Domestic pricing is increasingly decoupling from pure export parity. Strong local demand from packaging mills provides a price floor for higher-quality grades. Contracts are evolving from purely spot-based to include more long-term agreements with quality-based premiums and indices linked to end-product prices, fostering greater stability.
Future price trajectories will be less dependent on distant export markets and more on the regional cost structure. Factors such as rising energy costs for processing, wage inflation in collection services, and the capital cost of new sorting technology will embed a higher cost base, supporting price levels even in the face of softer global demand.
Segmentation
By Grade
The market is segmented into distinct grades, each with its own supply-demand dynamics and price drivers. Old Corrugated Containers (OCC) is the volume leader, driven by e-commerce. Its quality specifications are tightening, with increased demand for super-sorted OCC free of contaminants.
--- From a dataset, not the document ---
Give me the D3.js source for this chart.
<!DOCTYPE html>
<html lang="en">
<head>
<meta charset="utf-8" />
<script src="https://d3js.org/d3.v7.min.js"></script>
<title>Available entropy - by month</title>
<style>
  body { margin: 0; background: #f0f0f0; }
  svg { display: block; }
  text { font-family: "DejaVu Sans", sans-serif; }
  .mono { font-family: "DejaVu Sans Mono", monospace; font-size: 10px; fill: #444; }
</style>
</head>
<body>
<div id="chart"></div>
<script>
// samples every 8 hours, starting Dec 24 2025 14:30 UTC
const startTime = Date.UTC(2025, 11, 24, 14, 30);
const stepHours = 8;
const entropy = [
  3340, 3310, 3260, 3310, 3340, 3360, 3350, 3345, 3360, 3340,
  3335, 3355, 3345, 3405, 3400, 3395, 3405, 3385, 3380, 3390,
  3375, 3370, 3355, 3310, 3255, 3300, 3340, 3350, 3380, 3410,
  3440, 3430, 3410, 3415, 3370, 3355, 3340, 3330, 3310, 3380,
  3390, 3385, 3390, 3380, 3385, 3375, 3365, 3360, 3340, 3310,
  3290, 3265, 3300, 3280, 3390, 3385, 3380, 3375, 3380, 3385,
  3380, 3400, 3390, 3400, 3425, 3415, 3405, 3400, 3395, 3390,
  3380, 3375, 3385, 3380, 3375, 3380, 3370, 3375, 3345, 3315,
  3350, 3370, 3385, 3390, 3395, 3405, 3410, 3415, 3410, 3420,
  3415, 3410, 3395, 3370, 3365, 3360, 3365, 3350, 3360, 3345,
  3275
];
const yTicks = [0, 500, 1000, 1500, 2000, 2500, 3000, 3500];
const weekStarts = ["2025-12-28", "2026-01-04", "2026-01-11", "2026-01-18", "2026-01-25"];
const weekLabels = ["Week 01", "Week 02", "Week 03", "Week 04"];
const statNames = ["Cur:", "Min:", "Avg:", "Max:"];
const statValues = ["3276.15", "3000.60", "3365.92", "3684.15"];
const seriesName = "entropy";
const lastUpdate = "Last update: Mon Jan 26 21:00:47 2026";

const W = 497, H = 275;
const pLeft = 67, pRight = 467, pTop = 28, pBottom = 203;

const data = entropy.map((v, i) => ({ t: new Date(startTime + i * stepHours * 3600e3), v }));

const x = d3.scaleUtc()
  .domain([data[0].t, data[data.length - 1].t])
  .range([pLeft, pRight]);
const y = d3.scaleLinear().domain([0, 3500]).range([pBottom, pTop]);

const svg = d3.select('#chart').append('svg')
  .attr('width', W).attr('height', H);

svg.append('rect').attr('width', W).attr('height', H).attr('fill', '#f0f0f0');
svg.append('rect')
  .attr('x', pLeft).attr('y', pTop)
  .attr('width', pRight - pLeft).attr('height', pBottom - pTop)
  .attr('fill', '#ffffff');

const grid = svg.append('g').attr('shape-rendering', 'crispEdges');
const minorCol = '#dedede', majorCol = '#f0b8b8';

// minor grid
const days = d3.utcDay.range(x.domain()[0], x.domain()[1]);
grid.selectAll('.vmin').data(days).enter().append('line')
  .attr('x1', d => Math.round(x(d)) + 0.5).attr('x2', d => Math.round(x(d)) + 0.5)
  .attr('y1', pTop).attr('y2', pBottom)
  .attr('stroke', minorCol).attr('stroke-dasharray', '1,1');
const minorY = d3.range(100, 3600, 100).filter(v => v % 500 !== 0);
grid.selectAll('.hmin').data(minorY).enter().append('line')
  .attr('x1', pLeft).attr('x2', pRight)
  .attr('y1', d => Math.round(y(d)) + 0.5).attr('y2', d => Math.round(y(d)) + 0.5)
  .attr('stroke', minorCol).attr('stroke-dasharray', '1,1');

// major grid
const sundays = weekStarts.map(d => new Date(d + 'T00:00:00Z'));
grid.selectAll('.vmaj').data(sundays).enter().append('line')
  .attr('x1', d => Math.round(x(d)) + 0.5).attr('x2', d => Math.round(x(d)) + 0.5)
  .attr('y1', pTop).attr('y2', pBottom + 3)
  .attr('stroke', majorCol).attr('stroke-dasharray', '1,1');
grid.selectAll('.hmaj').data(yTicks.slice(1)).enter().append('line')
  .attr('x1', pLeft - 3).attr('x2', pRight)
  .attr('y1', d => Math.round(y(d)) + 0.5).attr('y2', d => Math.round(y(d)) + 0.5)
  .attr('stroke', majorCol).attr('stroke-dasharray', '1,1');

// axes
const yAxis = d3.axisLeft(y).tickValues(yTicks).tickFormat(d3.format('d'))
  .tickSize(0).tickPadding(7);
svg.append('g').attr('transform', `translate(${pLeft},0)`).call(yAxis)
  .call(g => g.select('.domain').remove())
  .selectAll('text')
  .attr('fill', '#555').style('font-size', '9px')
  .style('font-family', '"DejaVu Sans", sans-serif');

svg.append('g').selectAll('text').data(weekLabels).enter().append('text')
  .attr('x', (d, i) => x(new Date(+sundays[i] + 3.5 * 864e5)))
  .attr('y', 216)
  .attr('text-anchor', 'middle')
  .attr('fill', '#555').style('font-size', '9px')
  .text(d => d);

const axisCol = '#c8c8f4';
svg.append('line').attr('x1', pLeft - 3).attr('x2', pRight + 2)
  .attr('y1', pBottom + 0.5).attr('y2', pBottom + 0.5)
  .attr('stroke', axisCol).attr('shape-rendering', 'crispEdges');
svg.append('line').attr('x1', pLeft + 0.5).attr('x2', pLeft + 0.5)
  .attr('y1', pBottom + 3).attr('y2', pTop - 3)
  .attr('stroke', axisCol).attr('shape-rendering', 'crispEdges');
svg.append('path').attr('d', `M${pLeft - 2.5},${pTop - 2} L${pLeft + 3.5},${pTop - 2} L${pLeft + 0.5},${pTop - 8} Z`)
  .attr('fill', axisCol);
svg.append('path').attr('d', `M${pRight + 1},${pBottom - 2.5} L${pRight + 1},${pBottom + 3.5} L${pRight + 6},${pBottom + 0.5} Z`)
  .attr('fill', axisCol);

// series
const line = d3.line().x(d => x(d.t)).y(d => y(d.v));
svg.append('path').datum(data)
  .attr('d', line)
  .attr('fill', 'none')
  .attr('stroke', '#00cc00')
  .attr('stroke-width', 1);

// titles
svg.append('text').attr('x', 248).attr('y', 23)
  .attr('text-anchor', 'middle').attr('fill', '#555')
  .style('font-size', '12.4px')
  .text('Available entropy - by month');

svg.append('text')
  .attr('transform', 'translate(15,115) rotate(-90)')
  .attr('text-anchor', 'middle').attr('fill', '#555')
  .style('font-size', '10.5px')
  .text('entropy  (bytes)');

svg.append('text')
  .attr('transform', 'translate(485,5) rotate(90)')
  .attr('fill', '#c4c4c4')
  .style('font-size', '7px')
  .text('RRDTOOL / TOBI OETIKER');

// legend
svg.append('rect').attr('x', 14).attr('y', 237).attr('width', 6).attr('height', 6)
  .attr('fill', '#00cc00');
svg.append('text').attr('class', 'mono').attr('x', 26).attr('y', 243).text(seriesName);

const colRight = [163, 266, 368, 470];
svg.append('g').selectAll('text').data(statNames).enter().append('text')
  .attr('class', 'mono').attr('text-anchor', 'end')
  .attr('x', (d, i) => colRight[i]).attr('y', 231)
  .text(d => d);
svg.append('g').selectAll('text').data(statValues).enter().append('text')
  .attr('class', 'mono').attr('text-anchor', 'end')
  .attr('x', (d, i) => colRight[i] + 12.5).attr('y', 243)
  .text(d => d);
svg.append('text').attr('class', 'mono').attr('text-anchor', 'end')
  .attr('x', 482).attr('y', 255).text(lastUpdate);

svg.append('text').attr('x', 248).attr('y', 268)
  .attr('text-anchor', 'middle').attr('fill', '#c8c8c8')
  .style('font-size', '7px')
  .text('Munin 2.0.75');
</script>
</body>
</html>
Sorted Office Paper (SOP) represents a high-value segment, essential for producing white-top liner and certain cartonboards. Supply is limited to C&I collection streams, creating a premium market. Mixed paper grades are the most heterogeneous, with pricing heavily dependent on purity and the presence of prohibitive materials.
Deinking grades, including old newspapers and magazines (ONP/OMG), face declining demand due to the secular decline in newsprint production. This segment is under structural pressure, with volumes being downcycled or used in alternative applications like insulation material.
By Geography
Sweden is the undisputed core market, characterized by large-scale, integrated consumption and advanced recycling infrastructure. Its market dynamics often set the tone for the region. Finland presents a stable, technology-focused market with strong links to the forest products industry.
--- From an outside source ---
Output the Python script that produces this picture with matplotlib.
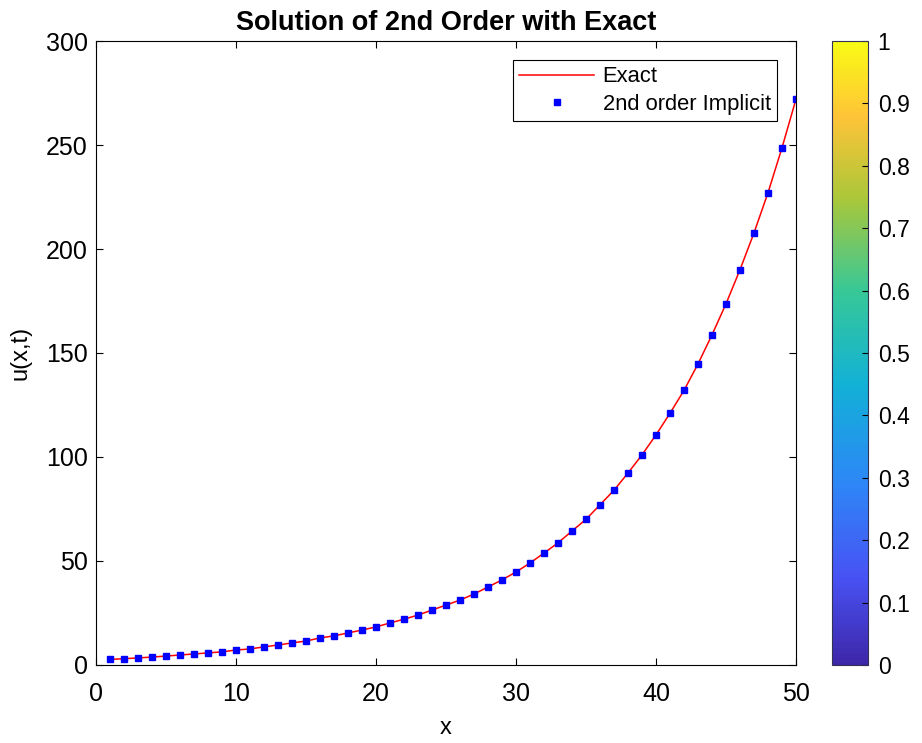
import numpy as np
import matplotlib
matplotlib.use("Agg")
import matplotlib.pyplot as plt
from matplotlib.colors import LinearSegmentedColormap
from matplotlib.cm import ScalarMappable
from matplotlib.colors import Normalize

plt.rcParams['font.family'] = ['Liberation Sans', 'DejaVu Sans']

# grid points and solution values read off the figure
x = list(range(1, 51))
u_implicit = [2.7, 3.0, 3.4, 3.8, 4.3, 4.8, 5.3, 5.8, 6.3, 7.2,
              7.7, 8.7, 9.6, 10.6, 11.5, 13.0, 14.0, 15.4, 16.8, 18.3,
              20.2, 22.0, 24.0, 26.4, 28.8, 31.2, 34.1, 37.5, 40.9, 44.7,
              49.0, 53.8, 58.7, 64.4, 70.0, 77.0, 84.0, 92.3, 101.0, 110.6,
              121.0, 132.0, 144.7, 158.7, 173.6, 190.0, 207.7, 227.0, 248.6, 272.0]
u_exact = u_implicit

# approximate MATLAB parula
parula_pts = [(0.2422, 0.1504, 0.6603), (0.2810, 0.3228, 0.9579),
              (0.1786, 0.5289, 0.9682), (0.0689, 0.6948, 0.8394),
              (0.2161, 0.7843, 0.5923), (0.6720, 0.7793, 0.2227),
              (0.9970, 0.7659, 0.2199), (0.9769, 0.9839, 0.0805)]
parula = LinearSegmentedColormap.from_list(
    'parula', list(zip([0, 0.14, 0.29, 0.45, 0.6, 0.75, 0.88, 1.0], parula_pts)))

fig = plt.figure(figsize=(9.22, 7.43), dpi=100)
ax = fig.add_axes([0.1041, 0.105, 0.7592, 0.8398])
cax = fig.add_axes([0.9024, 0.105, 0.039, 0.8398])

ax.plot(x, u_exact, color='red', lw=1.1, label='Exact')
ax.plot(x, u_implicit, 's', color='blue', ms=4.3, mec='blue', label='2nd order Implicit')

ax.set_xlim(0, 50)
ax.set_ylim(0, 300)
ax.set_xticks(range(0, 51, 10))
ax.set_yticks(range(0, 301, 50))
ax.tick_params(direction='in', top=True, right=True, labelsize=18, length=5)
ax.tick_params(axis='x', pad=12)
ax.tick_params(axis='y', pad=6)
ax.set_xlabel('x', fontsize=17, labelpad=8)
ax.set_ylabel('u(x,t)', fontsize=17, labelpad=10)
ax.set_title('Solution of 2nd Order with Exact', fontsize=19.5, fontweight='bold', pad=8)
leg = ax.legend(loc='upper right', fontsize=15.8, fancybox=False, framealpha=1,
                edgecolor='black', borderaxespad=0.85, handlelength=3.4,
                handletextpad=0.4, borderpad=0.3, labelspacing=0.3)
leg.get_frame().set_linewidth(0.8)

cb = fig.colorbar(ScalarMappable(norm=Normalize(0, 1), cmap=parula), cax=cax)
cb.set_ticks(np.round(np.arange(0, 1.01, 0.1), 1))
cb.set_ticklabels(['0', '0.1', '0.2', '0.3', '0.4', '0.5', '0.6', '0.7', '0.8', '0.9', '1'])
cax.tick_params(direction='in', labelsize=16.5, length=4, pad=7)
cb.outline.set_linewidth(0.8)
cb.outline.set_edgecolor('#333355')

fig.savefig('out.png', dpi=100)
Norway operates as a production-export engine, with its market dynamics more heavily influenced by seaborne trade economics and global price arbitrage. Denmark, while smaller in volume, is notable for its highly efficient collection systems and serves as a link to the Central European market.
Channels and Procurement
The procurement channels for recovered paper are multifaceted, involving several key intermediaries between source and mill.
- Municipalities and Waste Management Companies: They control the post-consumer collection stream, typically selling bulk volumes to processors via tenders.
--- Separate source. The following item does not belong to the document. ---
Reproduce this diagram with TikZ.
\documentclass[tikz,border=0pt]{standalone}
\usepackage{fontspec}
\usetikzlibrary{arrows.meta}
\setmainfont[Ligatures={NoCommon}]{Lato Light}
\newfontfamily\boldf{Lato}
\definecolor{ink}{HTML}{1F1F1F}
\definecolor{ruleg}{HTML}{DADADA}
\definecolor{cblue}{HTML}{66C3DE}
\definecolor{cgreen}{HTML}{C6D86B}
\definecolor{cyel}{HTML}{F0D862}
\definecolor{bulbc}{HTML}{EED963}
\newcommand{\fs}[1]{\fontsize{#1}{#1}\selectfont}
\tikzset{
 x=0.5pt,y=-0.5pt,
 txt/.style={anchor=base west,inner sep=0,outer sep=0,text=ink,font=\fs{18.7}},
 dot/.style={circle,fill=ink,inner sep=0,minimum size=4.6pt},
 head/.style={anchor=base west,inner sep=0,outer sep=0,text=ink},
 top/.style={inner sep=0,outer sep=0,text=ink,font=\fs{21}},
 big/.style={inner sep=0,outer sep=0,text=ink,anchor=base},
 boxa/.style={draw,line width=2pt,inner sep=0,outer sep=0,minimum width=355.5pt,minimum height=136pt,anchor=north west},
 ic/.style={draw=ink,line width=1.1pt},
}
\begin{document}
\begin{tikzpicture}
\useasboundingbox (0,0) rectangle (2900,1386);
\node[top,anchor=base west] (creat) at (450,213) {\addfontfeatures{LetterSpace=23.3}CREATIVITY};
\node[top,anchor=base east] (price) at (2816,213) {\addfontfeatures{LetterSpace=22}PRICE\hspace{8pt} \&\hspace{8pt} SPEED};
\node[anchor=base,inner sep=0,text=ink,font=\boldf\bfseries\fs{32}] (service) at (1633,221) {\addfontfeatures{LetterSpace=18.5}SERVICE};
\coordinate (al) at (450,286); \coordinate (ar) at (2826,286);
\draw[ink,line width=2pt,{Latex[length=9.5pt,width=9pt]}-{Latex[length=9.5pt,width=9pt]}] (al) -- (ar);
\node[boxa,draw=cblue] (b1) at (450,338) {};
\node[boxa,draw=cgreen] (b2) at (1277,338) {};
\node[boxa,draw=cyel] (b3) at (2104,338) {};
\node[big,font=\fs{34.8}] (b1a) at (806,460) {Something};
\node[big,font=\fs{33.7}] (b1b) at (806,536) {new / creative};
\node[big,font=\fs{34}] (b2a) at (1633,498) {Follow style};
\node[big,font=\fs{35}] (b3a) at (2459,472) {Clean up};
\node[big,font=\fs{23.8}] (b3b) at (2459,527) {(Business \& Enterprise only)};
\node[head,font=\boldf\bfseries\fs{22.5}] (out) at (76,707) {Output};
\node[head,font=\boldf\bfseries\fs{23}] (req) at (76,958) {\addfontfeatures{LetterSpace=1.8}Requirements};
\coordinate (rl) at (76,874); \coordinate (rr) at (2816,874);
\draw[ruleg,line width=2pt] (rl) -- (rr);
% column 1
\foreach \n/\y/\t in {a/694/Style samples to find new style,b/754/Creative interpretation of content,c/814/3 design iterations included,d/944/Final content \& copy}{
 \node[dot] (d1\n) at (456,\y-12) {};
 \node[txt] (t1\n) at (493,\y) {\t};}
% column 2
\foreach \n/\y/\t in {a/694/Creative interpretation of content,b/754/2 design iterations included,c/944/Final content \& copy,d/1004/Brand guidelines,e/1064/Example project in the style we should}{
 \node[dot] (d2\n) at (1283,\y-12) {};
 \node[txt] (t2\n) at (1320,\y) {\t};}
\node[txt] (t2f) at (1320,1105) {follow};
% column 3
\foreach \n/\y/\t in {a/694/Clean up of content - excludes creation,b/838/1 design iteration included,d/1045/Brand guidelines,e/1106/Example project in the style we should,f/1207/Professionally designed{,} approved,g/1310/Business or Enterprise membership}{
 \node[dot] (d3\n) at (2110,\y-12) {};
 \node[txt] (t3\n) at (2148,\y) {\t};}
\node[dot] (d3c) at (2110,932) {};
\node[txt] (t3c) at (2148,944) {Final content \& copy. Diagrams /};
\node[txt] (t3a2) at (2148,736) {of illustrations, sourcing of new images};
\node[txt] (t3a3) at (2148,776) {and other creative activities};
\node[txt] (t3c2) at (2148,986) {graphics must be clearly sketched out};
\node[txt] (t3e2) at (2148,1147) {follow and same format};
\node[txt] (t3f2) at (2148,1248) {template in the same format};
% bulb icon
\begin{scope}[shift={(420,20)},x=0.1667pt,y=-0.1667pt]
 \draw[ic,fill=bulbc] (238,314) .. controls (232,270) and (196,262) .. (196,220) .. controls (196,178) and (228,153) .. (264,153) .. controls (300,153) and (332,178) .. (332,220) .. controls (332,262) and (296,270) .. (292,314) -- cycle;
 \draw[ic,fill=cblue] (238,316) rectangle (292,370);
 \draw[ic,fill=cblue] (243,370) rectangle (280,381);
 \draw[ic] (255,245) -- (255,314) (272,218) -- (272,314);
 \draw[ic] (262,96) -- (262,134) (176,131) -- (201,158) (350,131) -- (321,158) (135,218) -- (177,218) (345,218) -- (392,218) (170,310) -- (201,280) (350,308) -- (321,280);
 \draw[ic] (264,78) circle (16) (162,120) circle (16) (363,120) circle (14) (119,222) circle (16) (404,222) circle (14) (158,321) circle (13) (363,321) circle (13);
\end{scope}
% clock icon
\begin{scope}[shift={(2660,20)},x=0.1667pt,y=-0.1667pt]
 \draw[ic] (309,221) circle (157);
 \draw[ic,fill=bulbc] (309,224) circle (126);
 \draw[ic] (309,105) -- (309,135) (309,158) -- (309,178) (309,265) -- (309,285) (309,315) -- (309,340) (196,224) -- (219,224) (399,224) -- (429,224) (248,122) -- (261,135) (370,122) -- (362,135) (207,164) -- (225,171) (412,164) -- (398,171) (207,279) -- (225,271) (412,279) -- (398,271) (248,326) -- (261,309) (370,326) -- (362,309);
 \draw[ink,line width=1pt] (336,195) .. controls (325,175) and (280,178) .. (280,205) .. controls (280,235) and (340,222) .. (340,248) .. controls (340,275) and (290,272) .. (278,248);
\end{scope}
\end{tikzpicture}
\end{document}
- Dedicated Recycling Companies: These firms operate material recovery facilities (MRFs) for sorting, baling, and selling graded material. They are critical for quality upgrading.
- Merchants and Brokers: They facilitate market access, provide logistics, and manage price risk by aggregating supply from smaller sources and matching it with domestic or export demand.
- Direct Industrial Collection: Large paper mills and integrated converters often establish direct collection programs from major C&I accounts, securing a clean, guaranteed stream.
Procurement strategies are becoming more strategic and integrated. Leading consumers are moving beyond spot purchasing to form long-term partnerships with key suppliers, investing in joint quality improvement initiatives, and in some cases, backward integrating into sorting operations to secure supply and control quality.
Competitive Landscape
The competitive environment is consolidating, with scale becoming increasingly important to achieve operational efficiency and invest in technology. The landscape features a mix of global players, regional champions, and local specialists.
- Integrated Waste Management Majors: Large, international firms with operations across the waste value chain, leveraging extensive collection networks.
- Scandinavian Recycling Specialists: Regionally focused companies with deep expertise in local collection systems and strong relationships with municipal and industrial clients.
- Producer-Owned Entities: Consortia or subsidiaries established by paper mills to secure their fiber supply, often focusing on specific high-quality grades.
- Logistics-Focused Merchants: Competitors whose advantage lies in superior transportation and logistics networks for domestic and export markets.
Competition is pivoting from price alone to a combination of service, quality consistency, sustainability credentials, and supply reliability. The ability to provide certified, traceable recycled fiber with a low carbon footprint is emerging as a key differentiator.
Technology and Innovation
Technological advancement is the primary lever for addressing the market's dual challenge of quality improvement and cost containment. Innovation is concentrated in sorting and processing.
Optical sorting technology, powered by artificial intelligence and machine learning, is revolutionizing material recovery facilities. These systems can identify and separate paper grades by type, color, and even polymer coatings at high speed and with greater accuracy than manual methods, significantly enhancing output purity.
Sensor-based quality monitoring is being deployed throughout the chain. From sensors on collection trucks to real-time analysis of baled material, data is used to optimize collection routes, predict feedstock quality, and provide transparency to buyers. Blockchain and digital product passports are being piloted for full chain-of-custody traceability.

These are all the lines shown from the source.